● EXERCISE
Search the data for the word "that" and copy every line where it occurs.

● DATA ENTRIES
** START **
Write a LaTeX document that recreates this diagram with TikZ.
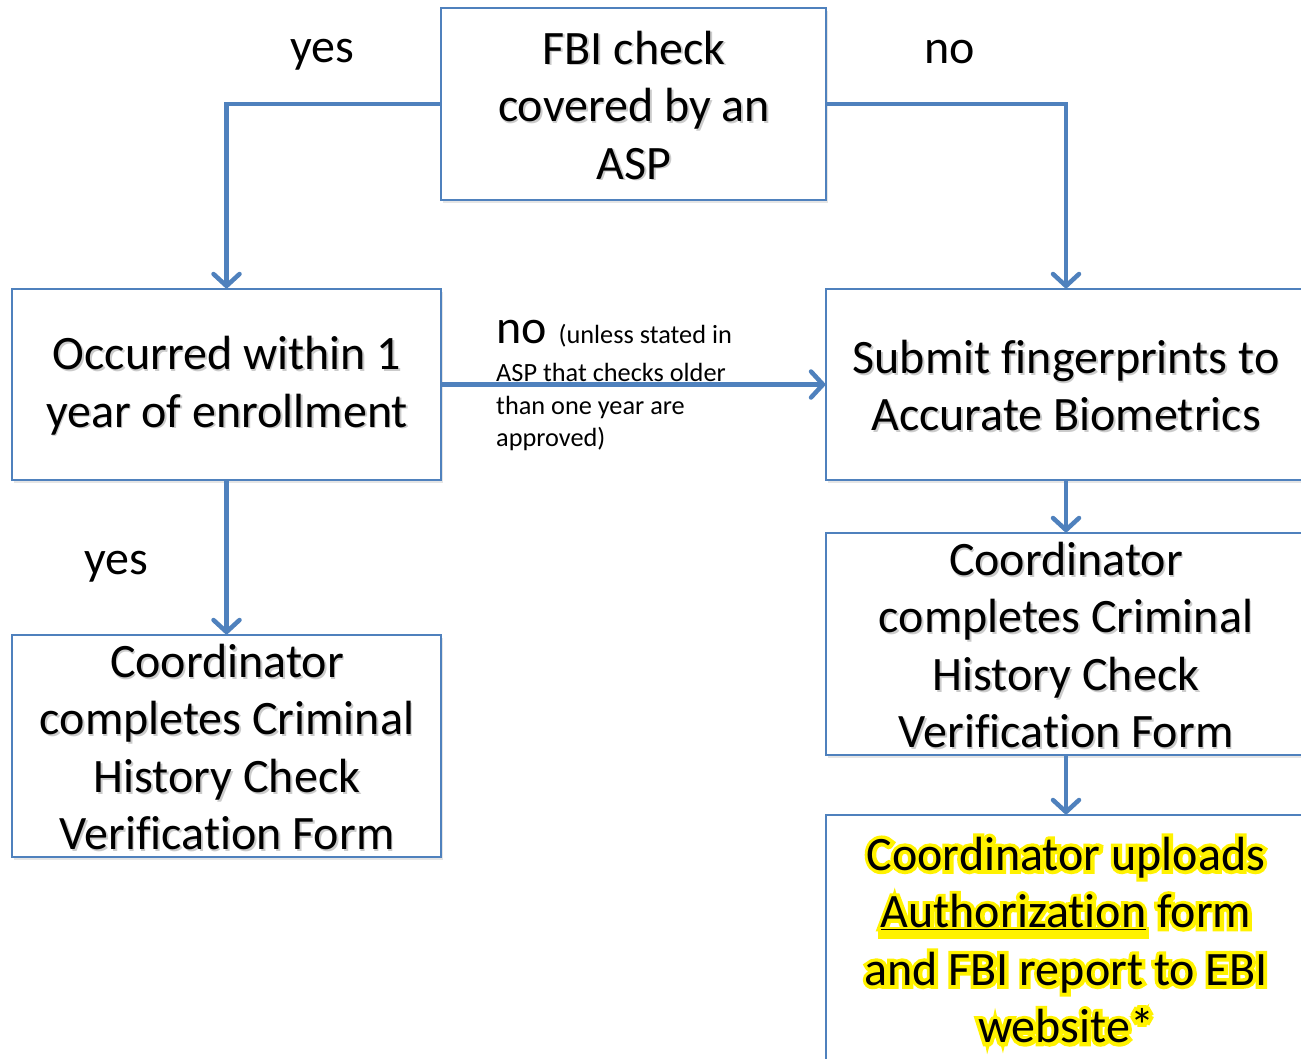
\documentclass[tikz,border=0pt]{standalone}
\usepackage{fontspec}
\setmainfont[Ligatures=CommonOff]{Carlito}
\newfontfamily\glowfont[FakeBold=15,Ligatures=CommonOff]{Carlito}
\usetikzlibrary{arrows.meta,shadows,calc}
\definecolor{bblue}{RGB}{79,129,189}
\newcommand\bigfont{\fontsize{48}{57.5}\selectfont}
\newcommand\smallfont{\fontsize{26.3}{32}\selectfont}
\newcommand\nofont{\fontsize{48}{48}\selectfont}
\newcommand\shtxt[3]{%
  \node[txt,text=black!45,opacity=.45] (#2s) at ($(#1)+(1.8,1.8)$) {#3};
  \node[txt] (#2) at (#1) {#3};}
\newif\ifglow
\newcommand\gl[1]{\makebox[0pt][l]{\glowtrue\color{yellow}\glowfont #1}#1}
\newcommand\ulx[1]{\ifglow #1\else\setbox0=\hbox{#1}\makebox[0pt][l]{\color{yellow}\kern-3pt\rule[-11pt]{\dimexpr\wd0+6pt\relax}{12pt}}\underline{#1}\fi}
\begin{document}
\begin{tikzpicture}[x=1pt,y=-1pt,
  box/.style={draw=bblue, line width=1.5pt, fill=white, inner sep=0pt,
    drop shadow={shadow xshift=2pt,shadow yshift=-3pt,opacity=.2}},
  txt/.style={align=center, font=\bigfont, inner sep=0pt},
  lbl/.style={font=\bigfont, inner sep=0pt},
  small/.style={font=\smallfont, inner sep=0pt, anchor=base west},
  arr/.style={draw=bblue, line width=4.5pt,
    -{Straight Barb[length=12pt,width=26pt,round]}}]
\useasboundingbox (0,0) rectangle (1301,1058);
\clip (0,0) rectangle (1301,1058);
\fill[white] (0,0) rectangle (1301,1058);
% boxes
\node[box, minimum width=385pt, minimum height=192pt] (fbi) at (633.5,104) {};
\node[box, minimum width=429pt, minimum height=191pt] (occ) at (226.5,384.5) {};
\node[box, minimum width=480pt, minimum height=191pt] (sub) at (1066,384.5) {};
\node[box, minimum width=429pt, minimum height=222pt] (cl) at (226.5,746) {};
\node[box, minimum width=480pt, minimum height=222pt] (cr) at (1066,644) {};
\node[box, minimum width=480pt, minimum height=255pt] (up) at (1066,942.5) {};
% texts
\shtxt{634,105}{tfbi}{FBI check\\covered by an\\ASP}
\shtxt{227,385.5}{tocc}{Occurred within 1\\year of enrollment}
\shtxt{1066,385.5}{tsub}{Submit fingerprints to\\Accurate Biometrics}
\shtxt{227,747}{tcl}{Coordinator\\completes Criminal\\History Check\\Verification Form}
\shtxt{1066,645}{tcr}{Coordinator\\completes Criminal\\History Check\\Verification Form}
\node[txt] (tup) at (1066,940) {\gl{Coordinator uploads}\\\gl{\ulx{Authorization} form}\\\gl{and FBI report to EBI}\\\gl{website*}};
% arrows
\draw[arr] (fbi.west) -| (occ.north);
\draw[arr] (fbi.east) -| (sub.north);
\draw[arr] (occ.east) -- (sub.west);
\draw[arr] (occ.south) -- (cl.north);
\draw[arr] (sub.south) -- (cr.north);
\draw[arr] (cr.south) -- (up.north);
% labels
\node[lbl] (yes1) at (322,55) {yes};
\node[lbl] (no1) at (950,52) {no};
\node[lbl] (yes2) at (116,567) {yes};
\node[small] (m1) at (496,343) {{\nofont no}\ \ (unless stated in};
\node[small] (m2) at (496,381) {ASP that checks older};
\node[small] (m3) at (496,414) {than one year are};
\node[small] (m4) at (496,446) {approved)};
\end{tikzpicture}
\end{document}
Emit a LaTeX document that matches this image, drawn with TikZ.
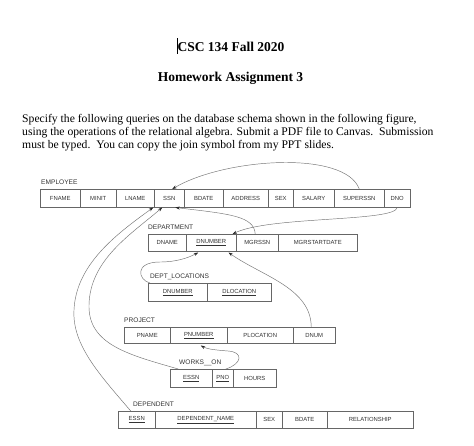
\documentclass[tikz,border=0pt]{standalone}
\usepackage{fontspec}
\setmainfont{Liberation Serif}
\newfontfamily\diagfont{Liberation Sans}
\usetikzlibrary{arrows.meta,calc}
\tikzset{
 cell/.style={draw=black!60, line width=0.5pt, anchor=north west, inner sep=0pt, text=black!80, font=\diagfont\fontsize{5.9}{6}\selectfont},
 tlabel/.style={anchor=base west, inner sep=0pt, text=black!80, font=\diagfont\fontsize{6.6}{7}\selectfont},
 link/.style={draw=black!55, line width=0.45pt, -{Stealth[length=4.5pt,width=3pt,color=black!85]}},
 titletext/.style={font=\bfseries\fontsize{13.5}{16}\selectfont, anchor=base, inner sep=0pt},
 bodytext/.style={font=\fontsize{11.65}{13}\selectfont, anchor=base west, inner sep=0pt},
}
\begin{document}
\begin{tikzpicture}[x=1pt,y=-1pt]
\useasboundingbox (0,0) rectangle (474,445);
\fill[white] (0,0) rectangle (474,445);
% titles
\node[titletext] (t1) at (231,51) {CSC 134 Fall 2020};
\node[titletext] (t2) at (230.5,81.5) {Homework Assignment 3};
\draw[line width=0.8pt] (177.5,38) -- (177.5,54);
\node[bodytext] (p1) at (22,122) {Specify the following queries on the database schema shown in the following figure,};
\node[bodytext] (p2) at (22,135) {using the operations of the relational algebra. Submit a PDF file to Canvas.~~Submission};
\node[bodytext] (p3) at (22,148) {must be typed.~~You can copy the join symbol from my PPT slides.};
% EMPLOYEE
\node[tlabel] (lemp) at (41,184.5) {EMPLOYEE};
\begin{scope}[every node/.append style={minimum height=18}]
\node[cell, minimum width=40] (fname) at (40,189) {FNAME};
\node[cell, minimum width=36] (minit) at (80,189) {MINIT};
\node[cell, minimum width=38] (lname) at (116,189) {LNAME};
\node[cell, minimum width=30] (ssn) at (154,189) {SSN};
\node[cell, minimum width=39] (bdate) at (184,189) {BDATE};
\node[cell, minimum width=45] (address) at (223,189) {ADDRESS};
\node[cell, minimum width=25] (sex) at (268,189) {SEX};
\node[cell, minimum width=41] (salary) at (293,189) {SALARY};
\node[cell, minimum width=50] (superssn) at (334,189) {SUPERSSN};
\node[cell, minimum width=26] (dno) at (384,189) {DNO};
\end{scope}
% DEPARTMENT
\node[tlabel] (ldept) at (148,229.5) {DEPARTMENT};
\begin{scope}[every node/.append style={minimum height=17}]
\node[cell, minimum width=38] (dname) at (148,234) {DNAME};
\node[cell, minimum width=50] (dnumber) at (186,234) {\underline{DNUMBER}};
\node[cell, minimum width=42] (mgrssn) at (236,234) {MGRSSN};
\node[cell, minimum width=79] (mgrstart) at (278,234) {MGRSTARTDATE};
\end{scope}
% DEPT_LOCATIONS
\node[tlabel] (ldl) at (150,278.5) {DEPT\_LOCATIONS};
\begin{scope}[every node/.append style={minimum height=18}]
\node[cell, minimum width=59] (dlnumber) at (148,283) {\underline{DNUMBER}};
\node[cell, minimum width=64] (dlocation) at (207,283) {\underline{DLOCATION}};
\end{scope}
% PROJECT
\node[tlabel] (lproj) at (124,322.5) {PROJECT};
\begin{scope}[every node/.append style={minimum height=16}]
\node[cell, minimum width=46] (pname) at (124,327) {PNAME};
\node[cell, minimum width=57] (pnumber) at (170,327) {\underline{PNUMBER}};
\node[cell, minimum width=66] (plocation) at (227,327) {PLOCATION};
\node[cell, minimum width=42] (dnum) at (293,327) {DNUM};
\end{scope}
% WORKS_ON
\node[tlabel] (lwo) at (179,364.5) {WORKS\_\_ON};
\begin{scope}[every node/.append style={minimum height=18}]
\node[cell, minimum width=42] (woessn) at (170,369) {\underline{ESSN}};
\node[cell, minimum width=21] (pno) at (212,369) {\underline{PNO}};
\node[cell, minimum width=43] (hours) at (233,369) {HOURS};
\end{scope}
% DEPENDENT
\node[tlabel] (ldep) at (133,406.5) {DEPENDENT};
\begin{scope}[every node/.append style={minimum height=17}]
\node[cell, minimum width=37] (dessn) at (118,411) {\underline{ESSN}};
\node[cell, minimum width=101] (depname) at (155,411) {\underline{DEPENDENT\_NAME}};
\node[cell, minimum width=26] (dsex) at (256,411) {SEX};
\node[cell, minimum width=45] (dbdate) at (282,411) {BDATE};
\node[cell, minimum width=86] (relationship) at (327,411) {RELATIONSHIP};
\end{scope}
% connectors
\draw[link] (superssn.north) .. controls (345,150) and (225,158) .. ($(ssn.north)+(3,0)$);
\draw[link] (dno.south) .. controls (395,222) and (270,216) .. ($(dnumber.north east)+(-4,0)$);
\draw[link] ($(mgrssn.north)+(-2,0)$) .. controls (254,216) and (230,214) .. ($(ssn.south)+(6,0)$);
\draw[link] ($(dlnumber.north west)+(2,0)$) .. controls (138,280) and (134,262) .. (160,262) .. controls (176,262) and (188,258) .. ($(dnumber.south)+(-13,1)$);
\draw[link] ($(dnum.north)+(-3,0)$) .. controls (311,288) and (262,276) .. ($(dnumber.south east)+(-8,1)$);
\draw[link] ($(woessn.north)+(-13,0)$) .. controls (130,355) and (88,345) .. (89,305) .. controls (90,260) and (130,235) .. ($(ssn.south)+(-7,0)$);
\draw[link] ($(dessn.north)+(-6,0)$) .. controls (100,375) and (72,345) .. (74,310) .. controls (76,265) and (115,235) .. ($(ssn.south)+(-16,0)$);
\draw[link] ($(pno.north)+(3,0)$) .. controls (242,364) and (244,352) .. (228,351) .. controls (215,350) and (207,349) .. ($(pnumber.south)+(2,2)$);
\end{tikzpicture}
\end{document}
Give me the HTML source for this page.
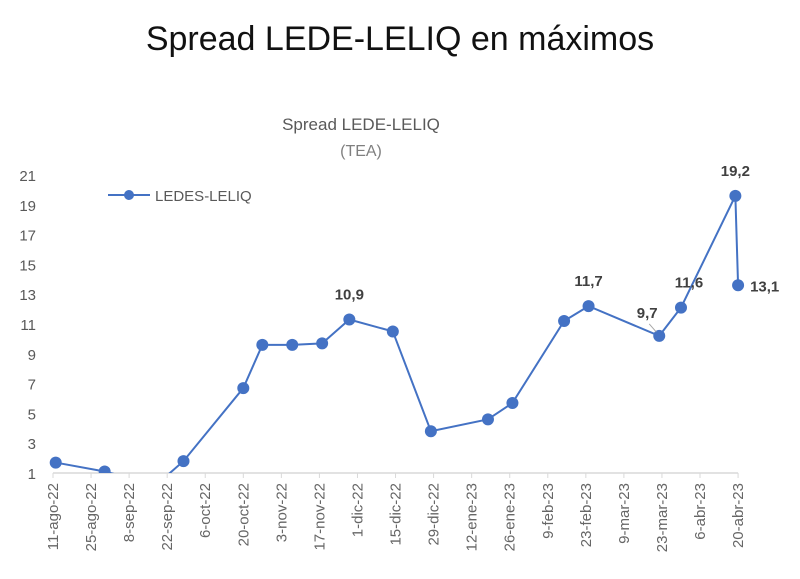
** END **
● THE SOLUTION
Write a LaTeX document that recreates this diagram with TikZ.
\node[small] (m2) at (496,381) {ASP that checks older};
Emit a LaTeX document that matches this image, drawn with TikZ.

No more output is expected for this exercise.